昨年11月、アニメ『チェンソーマン』のエンディングテーマ『ちゅ、多様性。』が大バズりし、今年2月よりauのCM「三太郎シリーズ」に“あまのじゃ子”として出演、4月からは火曜日の『オールナイトニッポン0』のパーソナリティを担当し、テレビ東京で冠番組『あのちゃん電電電波』がスタート。
その後もテレビ、CMの出演増で、今秋にはダブル主演映画『鯨の骨』も公開。SNSやラジオ、テレビ番組、イベントなどで何か発言するたび、ネットニュースに取り上げられるほど注目を集め、あれよあれよという間にお茶の間に浸透していったアーティストのあのちゃん。
その存在はアイドルグループ「ゆるめるモ!」に加入した頃からライブアイドル界隈では知られていたが、脱退後、コロナ禍を経て大ブレイク。アイドル時代を知っている人はその突然の売れ方に驚き、知らない人は「何者?」と思っている人たちも多いことだろう。
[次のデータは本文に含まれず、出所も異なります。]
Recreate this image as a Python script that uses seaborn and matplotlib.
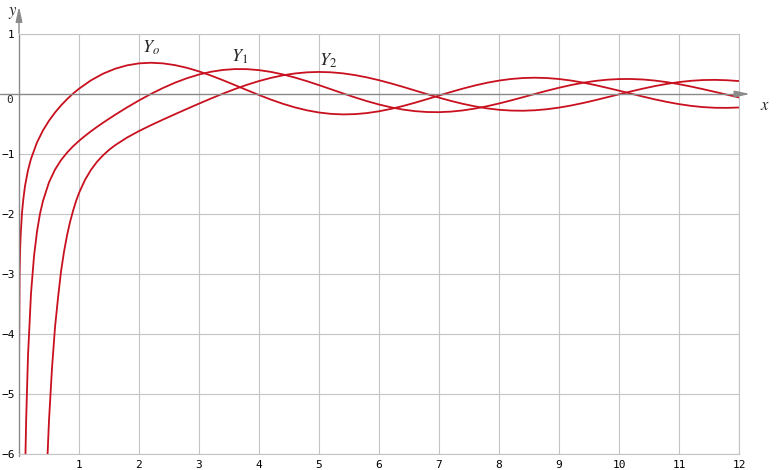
import pandas as pd
import numpy as np
import seaborn as sns
import matplotlib.pyplot as plt

# curves (Y0, Y1, Y2), near-zero part + main part
x_main = [1.2, 1.4, 1.6, 1.8, 2.0, 2.2, 2.4, 2.6, 2.8, 3.0,
          3.2, 3.4, 3.6, 3.8, 4.0, 4.2, 4.4, 4.6, 4.8, 5.0,
          5.2, 5.4, 5.6, 5.8, 6.0, 6.2, 6.4, 6.6, 6.8, 7.0,
          7.2, 7.4, 7.6, 7.8, 8.0, 8.2, 8.4, 8.6, 8.8, 9.0,
          9.2, 9.4, 9.6, 9.8, 10.0, 10.2, 10.4, 10.6, 10.8, 11.0,
          11.2, 11.4, 11.6, 11.8, 12.0]

y0_head_x = [0.00005, 0.001, 0.01, 0.02, 0.03, 0.05, 0.07, 0.1, 0.15, 0.2,
             0.3, 0.4, 0.5, 0.6, 0.7, 0.8, 0.9, 1.0]
y0_head = [-6.38, -4.47, -3.01, -2.56, -2.31, -1.98, -1.77, -1.534, -1.271, -1.081,
           -0.807, -0.606, -0.445, -0.309, -0.191, -0.087, 0.006, 0.088]
y0_main = [0.2281, 0.3379, 0.4204, 0.4774, 0.5104, 0.5208, 0.5104, 0.4813, 0.4359, 0.3769,
           0.3071, 0.2296, 0.1477, 0.0645, -0.0169, -0.0938, -0.1636, -0.2235, -0.2723, -0.3085,
           -0.3313, -0.3402, -0.3354, -0.3177, -0.2882, -0.2483, -0.2, -0.1452, -0.0864, -0.0259,
           0.0339, 0.0907, 0.1424, 0.1872, 0.2235, 0.2501, 0.2662, 0.2715, 0.2659, 0.2499,
           0.2243, 0.1903, 0.1494, 0.1032, 0.0557, 0.0059, -0.0433, -0.09, -0.1323, -0.1688,
           -0.1978, -0.2183, -0.2296, -0.2311, -0.2252]

y1_head_x = [0.1, 0.11, 0.12, 0.15, 0.2, 0.25, 0.3, 0.35, 0.4, 0.5, 0.6, 0.7, 0.8, 0.9, 1.0,
             1.1, 1.3]
y1_head = [-6.459, -5.886, -5.41, -4.364, -3.324, -2.706, -2.293, -1.995, -1.781, -1.472, -1.26,
           -1.103, -0.978, -0.873, -0.781, -0.698, -0.5485]
y1_main = [-0.6211, -0.4791, -0.3476, -0.2237, -0.107, 0.0015, 0.1005, 0.1884, 0.2635, 0.3247,
           0.3707, 0.401, 0.4154, 0.4141, 0.3979, 0.368, 0.326, 0.2737, 0.2136, 0.1479,
           0.0792, 0.0101, -0.0568, -0.1192, -0.175, -0.2223, -0.2596, -0.2858, -0.3002, -0.3027,
           -0.2934, -0.2731, -0.2428, -0.2039, -0.1581, -0.1072, -0.0535, 0.0011, 0.0544, 0.1043,
           0.1491, 0.1871, 0.2171, 0.2379, 0.249, 0.2502, 0.2416, 0.2236, 0.1973, 0.1637,
           0.1243, 0.0808, 0.035, -0.0114, -0.0571]

y2_head_x = [0.45, 0.5, 0.55, 0.6, 0.65, 0.7, 0.75, 0.8, 0.85, 0.9, 0.95, 1.0, 1.1, 1.3, 1.5]
y2_head = [-6.63, -5.44, -4.57, -3.89, -3.4, -2.96, -2.63, -2.36, -2.135, -1.95, -1.787, -1.65,
           -1.4315, -1.1303, -0.9321]
y2_main = [-1.2633, -1.0223, -0.8549, -0.726, -0.6174, -0.5194, -0.4266, -0.3364, -0.2477, -0.1604,
           -0.0754, 0.0063, 0.0831, 0.1534, 0.2159, 0.269, 0.3118, 0.3425, 0.3613, 0.3677,
           0.3618, 0.3439, 0.3151, 0.2766, 0.2299, 0.1766, 0.1189, 0.0586, -0.0019, -0.0606,
           -0.1154, -0.1645, -0.2063, -0.2395, -0.263, -0.2762, -0.2789, -0.2712, -0.2535, -0.2267,
           -0.1919, -0.1505, -0.1042, -0.0546, -0.0059, 0.0432, 0.0898, 0.1322, 0.1688, 0.1986,
           0.22, 0.2325, 0.2356, 0.2292, 0.2157]

x_ticks = [1, 2, 3, 4, 5, 6, 7, 8, 9, 10, 11, 12]
y_ticks = [-6, -5, -4, -3, -2, -1, 1]

frames = []
for name, hx, hy, my in [("Y0", y0_head_x, y0_head, y0_main),
                         ("Y1", y1_head_x, y1_head, y1_main),
                         ("Y2", y2_head_x, y2_head, y2_main)]:
    frames.append(pd.DataFrame({"x": hx + x_main, "y": hy + my, "curve": name}))
df = pd.concat(frames, ignore_index=True)
df = df.sort_values(["curve", "x"])

sns.set_style("white")
plt.rcParams['mathtext.fontset'] = 'stix'

red = '#c8101e'
grid_c = '#c4c4c4'
axis_c = '#8a8a8a'

fig = plt.figure(figsize=(7.76, 4.70), dpi=100)
ax = fig.add_axes([19/776, 16/470, 720/776, 420/470])

sns.lineplot(data=df, x="x", y="y", hue="curve", palette={"Y0": red, "Y1": red, "Y2": red},
             estimator=None, sort=False, legend=False, lw=1.3, ax=ax)

ax.set_xlim(0, 12)
ax.set_ylim(-6, 1)
ax.set_xticks(x_ticks)
ax.set_yticks(y_ticks)
ax.grid(True, color=grid_c, lw=0.8)
ax.set_axisbelow(True)
for pos in ['right', 'top', 'bottom']:
    ax.spines[pos].set_color(grid_c)
    ax.spines[pos].set_linewidth(0.8)
ax.spines['left'].set_visible(False)
ax.tick_params(length=0, labelsize=8, colors='black', pad=4)
ax.tick_params(axis='y', pad=3)
for lab in ax.get_xticklabels() + ax.get_yticklabels():
    lab.set_family('DejaVu Sans Mono')
ax.set_xlabel("")
ax.set_ylabel("")

# axes with arrows
ax.plot([-19/720, 1.0], [6/7, 6/7], transform=ax.transAxes, color=axis_c, lw=1, clip_on=False)
ax.annotate('', xy=(1.019, 6/7), xytext=(0.995, 6/7), xycoords='axes fraction',
            arrowprops=dict(arrowstyle='-|>,head_length=0.9,head_width=0.2', color=axis_c, lw=1))
ax.plot([0, 0], [-0.005, 1.0], transform=ax.transAxes, color=axis_c, lw=1, clip_on=False)
ax.annotate('', xy=(0, 1.072), xytext=(0, 0.995), xycoords='axes fraction',
            arrowprops=dict(arrowstyle='-|>,head_length=0.9,head_width=0.2', color=axis_c, lw=1))

ax.text(-0.1, -0.1, "0", fontsize=8, family='DejaVu Sans Mono', ha='right', va='center')
ax.text(1.036, 0.83, "$x$", transform=ax.transAxes, fontsize=12, ha='center', va='center')
ax.text(-0.009, 1.052, "$y$", transform=ax.transAxes, fontsize=12, ha='center', va='center')

ax.text(2.2, 0.77, "$Y_o$", fontsize=13, ha='center', va='center')
ax.text(3.68, 0.62, "$Y_1$", fontsize=13, ha='center', va='center')
ax.text(5.15, 0.55, "$Y_2$", fontsize=13, ha='center', va='center')

plt.savefig("out.png", dpi=100)
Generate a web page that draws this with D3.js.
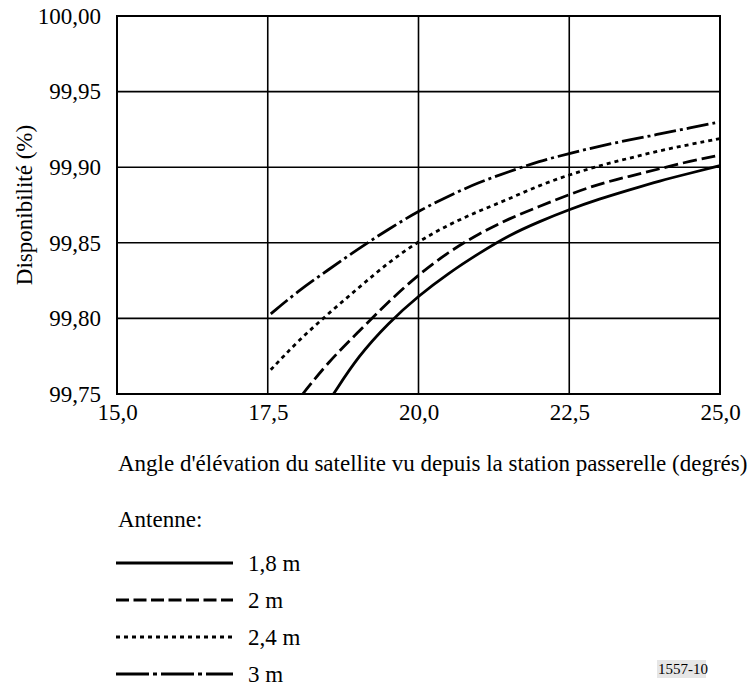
<!DOCTYPE html>
<html>
<head>
<meta charset="utf-8">
<script src="https://cdn.jsdelivr.net/npm/d3@7"></script>
<style>
  body { margin: 0; background: #fff; }
  svg text { fill: #000; }
</style>
</head>
<body>
<div id="main"></div>
<script>

// elevation angle (degrees) and availability (%) for each antenna size
var angles18 = [18.59, 19.0, 19.5, 20.0, 20.5, 21.0, 21.5, 22.0, 22.5, 23.0, 23.5, 24.0, 24.5, 25.0];
var avail18 = [99.750, 99.775, 99.797, 99.815, 99.830, 99.843, 99.855, 99.864, 99.872, 99.879, 99.885, 99.891, 99.896, 99.901];

var angles2 = [18.08, 18.5, 19.0, 19.5, 20.0, 20.5, 21.0, 21.5, 22.0, 22.5, 23.0, 23.5, 24.0, 24.5, 25.0];
var avail2 = [99.750, 99.771, 99.791, 99.811, 99.829, 99.844, 99.856, 99.866, 99.874, 99.882, 99.889, 99.894, 99.899, 99.904, 99.908];

var angles24 = [17.55, 18.0, 18.5, 19.0, 19.5, 20.0, 20.5, 21.0, 21.5, 22.0, 22.5, 23.0, 23.5, 24.0, 24.5, 25.0];
var avail24 = [99.766, 99.785, 99.803, 99.820, 99.837, 99.851, 99.862, 99.871, 99.879, 99.888, 99.895, 99.901, 99.906, 99.911, 99.915, 99.919];

var angles3 = [17.55, 18.0, 18.5, 19.0, 19.5, 20.0, 20.5, 21.0, 21.5, 22.0, 22.5, 23.0, 23.5, 24.0, 24.5, 25.0];
var avail3 = [99.803, 99.818, 99.832, 99.846, 99.859, 99.871, 99.881, 99.890, 99.897, 99.904, 99.909, 99.914, 99.918, 99.922, 99.926, 99.930];

var seriesNames = ["1,8 m", "2 m", "2,4 m", "3 m"];
var xTicks = [15, 17.5, 20, 22.5, 25];
var yTicks = [99.75, 99.80, 99.85, 99.90, 99.95, 100.00];

var dashes = ["none", "14,5", "4,4", "22,4,3,4"];
var legendDashes = ["none", "13,4.5", "4,4", "33,4,4,4"];
var serif = '"Liberation Serif", "Times New Roman", Times, serif';

var margin = { top: 16, right: 29, bottom: 296, left: 117 },
  width = 749 - margin.left - margin.right,
  height = 690 - margin.top - margin.bottom;

var svg = d3.select('#main')
  .append("svg")
  .attr('width', 749)
  .attr('height', 690)
  .append("g")
  .attr("transform", "translate(" + margin.left + "," + margin.top + ")");

var xScale = d3.scaleLinear().domain([15, 25]).range([0, width]);
var yScale = d3.scaleLinear().domain([99.75, 100]).range([height, 0]);

var fmt = d => d.toFixed(2).replace(".", ",");
var fmtX = d => d.toFixed(1).replace(".", ",");

// grid
svg.append("g")
  .selectAll("line.vgrid")
  .data(xTicks)
  .enter().append("line")
  .attr("x1", d => xScale(d)).attr("x2", d => xScale(d))
  .attr("y1", 0).attr("y2", height)
  .attr("stroke", "#000").attr("stroke-width", 1.6);

svg.append("g")
  .selectAll("line.hgrid")
  .data(yTicks)
  .enter().append("line")
  .attr("x1", 0).attr("x2", width)
  .attr("y1", d => yScale(d)).attr("y2", d => yScale(d))
  .attr("stroke", "#000").attr("stroke-width", 1.6);

// axes (labels only, grid already drawn)
var xAxis = svg.append("g")
  .attr("transform", "translate(0," + height + ")")
  .call(d3.axisBottom(xScale).tickValues(xTicks).tickFormat(fmtX).tickSize(0).tickPadding(10));
xAxis.select(".domain").remove();

var yAxis = svg.append("g")
  .call(d3.axisLeft(yScale).tickValues(yTicks).tickFormat(fmt).tickSize(0).tickPadding(16));
yAxis.select(".domain").remove();

// clip
svg.append("clipPath").attr("id", "clip")
  .append("rect").attr("width", width).attr("height", height);

var series = [
  angles18.map((a, i) => [a, avail18[i]]),
  angles2.map((a, i) => [a, avail2[i]]),
  angles24.map((a, i) => [a, avail24[i]]),
  angles3.map((a, i) => [a, avail3[i]])
];

var line = d3.line()
  .x(d => xScale(d[0]))
  .y(d => yScale(d[1]))
  .curve(d3.curveBasis);

svg.append("g").attr("clip-path", "url(#clip)")
  .selectAll("path")
  .data(series)
  .enter().append("path")
  .attr("d", line)
  .attr("fill", "none")
  .attr("stroke", "#000")
  .attr("stroke-width", 2.8)
  .attr("stroke-dasharray", (d, i) => dashes[i]);

// frame
svg.append("rect")
  .attr("width", width).attr("height", height)
  .attr("fill", "none").attr("stroke", "#000").attr("stroke-width", 2);

// axis titles
svg.append("text")
  .attr("class", "lbl")
  .attr("transform", "rotate(-90)")
  .attr("x", -height / 2)
  .attr("y", -85)
  .style("text-anchor", "middle")
  .text("Disponibilité (%)");

svg.append("text")
  .attr("class", "lbl")
  .attr("x", 1)
  .attr("y", height + 77)
  .text("Angle d'élévation du satellite vu depuis la station passerelle (degrés)");

// legend
svg.append("text")
  .attr("class", "lbl")
  .attr("x", 1)
  .attr("y", height + 133)
  .text("Antenne:");

var legend = svg.selectAll(".legend")
  .data(seriesNames)
  .enter().append("g")
  .attr("class", "legend")
  .attr("transform", (d, i) => "translate(0," + (height + 169 + i * 37) + ")");

legend.append("line")
  .attr("x1", -1).attr("x2", 116)
  .attr("y1", 0).attr("y2", 0)
  .attr("stroke", "#000").attr("stroke-width", 2.8)
  .attr("stroke-dasharray", (d, i) => legendDashes[i]);

legend.append("text")
  .attr("class", "lbl")
  .attr("x", 131)
  .attr("dy", "0.33em")
  .text(d => d);

svg.selectAll("g text, text.lbl")
  .attr("font-family", null).attr("font-size", null)
  .style("font-family", serif)
  .style("font-size", "23px");
xAxis.attr("font-family", null).attr("font-size", null);
yAxis.attr("font-family", null).attr("font-size", null);

// figure number
var fig = svg.append("g").attr("transform", "translate(" + (width - 63) + "," + (height + 279) + ")");
fig.append("rect").attr("x", 0).attr("y", -13).attr("width", 49).attr("height", 18).attr("fill", "#e6e6e6");
fig.append("text").attr("x", 1).attr("y", 1)
  .style("font-family", serif).style("font-size", "15px").text("1557-10");

</script>
</body>
</html>
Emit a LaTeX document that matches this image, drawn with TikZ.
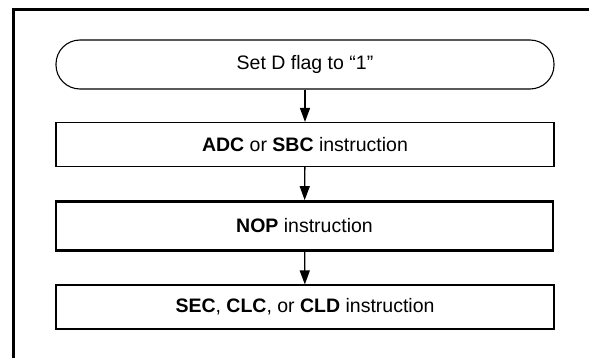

そこで、改めて彼女の魅力を知るため、経歴と過去の言動、識者のコメントをもとに、なぜ売れたかを考察したい。
ブレイクの理由①自分を変えたいという強い意志
あのちゃんが「ゆるめるモ!」に在籍していたのは、2013年9月〜2019年9月の6年間。『チャンピオンRED』(2014年7月号)で受けた初インタビューによると、加入のきっかけは、当時、学校でのいじめがきっかけで家に引きこもり、Twitter廃人になっていた時に見かけた新メンバー募集のツイートだったそう。
(2014年7月号 チャンピオンRED連載「アイドルのルツボッ!」インタビュー)
その後もずっと無視していたが、何度もメッセージが送られてきたため、ライブを見学することに。
(同上)
ここで初めてプロデューサーの田家大和氏と対面し、グループのパフォーマンスを見て加入を決めたそう。
(同上)
頑張ってライブを見学し、興味をもったアイドルの世界へ飛び込んだあのちゃん。学校生活に馴染めなかった時期のことは、ゆるめるモ!のMV『うんめー』でも話している。
では、デビュー当時から売れる片鱗はあったのだろうか。田家氏とともに著書『ゼロからでも始められるアイドル運営』(コア新書・2014年6月)、『10年続くアイドル運営術』(コア新書・2019年9月)を企画・執筆するなど、「ゆるめるモ!」を結成当初から知る、ライターの大坪ケムタ氏に話を聞いた。
「デビュー2回目のライブを見たと記憶してるんですが、その時は今まで見たアイドルの中でも一番ガチガチに緊張してる女の子だなと思いました。それが存在感込みで印象的になったのは、ゆるめるモ!が渋谷wwwで主宰した『箱めるモ!』(ゆるめるモ!×箱庭の室内楽のコラボアルバム)のリリースパーティー(2014年2月)。グループ自体が数ヶ月前とはガラッと変わった堂々としたライブを見せた中で、あのちゃんが『虎よ』でおそらく初のギタープレイを楽しそうに演奏してたのは、その後のライブパフォーマンスにもつながるものだったかなと」
そもそも、ゆるめるモ!の名前の由来・コンセプトは、「窮屈な世の中を“ゆるめる”」「You’ll melt more!(あなたをもっとトロけさせたい)」から。田家氏が掲げた「辛いときは逃げればいいじゃん」というテーマや柔軟な考え方もあのちゃんにハマったのではないだろうか。
「だからこそあのちゃんは見つかったし、今に至る成長につながったのは間違いないと思います。加入当時、8人組という色々なキャラが居る中で、もともと引きこもりだった彼女がアイドルとして成長していくというのは、グループのテーマに沿う大きな存在でした」(大坪氏)
また、その存在はファンだけでなくアイドルを目指す人たちにも影響を与えることになる。かつて、元でんぱ組.incの最上もがの登場で金髪ショートが広まったように、あのちゃんの髪型やファッションなどに影響を受ける通称“あのギャル”も生まれ、一時代を築いたのだ。
「ミスiDもゆるめるモ!と近い時期のスタートだと思うんですが、どちらも陰陽でいえば“陰の子もアイドルになれる”という、地下アイドルというジャンルを具体化した存在と言えると思います」(大坪氏)
田家氏は、『ゼロからでも始められるアイドル運営』で、「彼女の自分を変えたいという意志が、彼女を成長させた」と綴っている。ブレイクの根底には、自分を変えたいという強い意志はもちろん、壁を打ち破るためのたゆまぬ努力があるからではないだろうか。